The decision by the political parties and the broadcasters to show leaders’ debates during the next election is welcome, but is it also a missed opportunity? Never having had televised debates before, we have no traditions or taboos to break. We could have started from scratch and reinvented the format. We could have made them something interesting, exciting, engaging. Instead, we seem to be getting an unimaginative imitation of something which is already losing popularity elsewhere.
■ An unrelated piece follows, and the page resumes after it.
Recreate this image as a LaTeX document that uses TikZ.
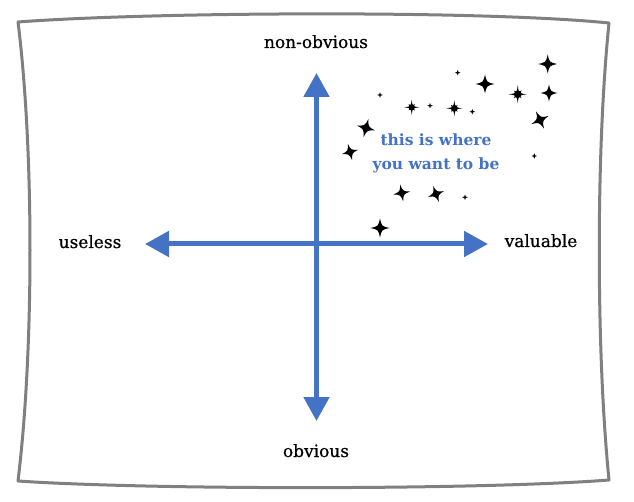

And, apart from anything else, the picture of British politics they present will be depressingly traditional and stereotypical. Three white men at varying points of the age spectrum will line up wearing three dark suits, three plain shirts and three carefully chosen ties. Their ‘debate’ will be chaired by three more slightly older white men similarly attired (Alastair Stewart for ITV, Adam Boulton for Sky, and David Dimbleby for the BBC). Women may be present in the equally carefully chosen studio audience, and will probably ask questions if questions are to be asked, but they will not be centre stage. Neither will anybody else not meeting the implied criteria.
It did not have to be like this. The leaders are who they are, but there must have been options when it came to the presenters. There are any number of able women on television news programmes; it would be interesting to know whether any of them were considered, or whether it was simply assumed on all sides that since gravitas would be required, middle-aged white men were the only option. Or did this aspect of things not even occur to them? Are there really no women in television current affairs who can be considered seriously for serious political occasions? Was the choice based on seniority alone? Or was it perhaps decided that the egos of the big political beasts required the egos of the big beasts of television to keep them in order. Hard to tell, but the outcome is all too clear.
This is a pity. From the look of it, the format being proposed for the debates is one that needs more than the new to make it attractive to viewers. According to the Commission on Presidential Debates the audience for the first McCain-Obama debate in 2008 was lower than that for the first Bush-Kerry debate in 2004, and the average audience for all three debates was only slightly higher in 2008 than 2004. The vice-presidential debate did better, but there the prospect of what Sarah Palin might or might not say added a little frisson of unpredictability to the proceedings. In fact, the real story of last year’s US election was the new and creative uses made of online campaigning techniques rather than old-fashioned adversarial debates.
There will be nothing unpredictable about our debates this year, and no amount of clever set-building or graphics will disguise how old-fashioned they will look. Those six white men between the ages of 42 (Cameron and Clegg) and 71 (Dimbleby) will address one of the most diverse electorates in the world, and, from the look of it, will then reproduce either the kind of debate we see at Prime Minister’s Questions (which is generally agreed to be a turn-off for most people) or a sort of Question Time without the leavening of other members of the panel. The intentions are good, but the outcomes will do nothing to re-engage a disengaged body politic.
If we really want to improve political and democratic participation we will need to do better than this.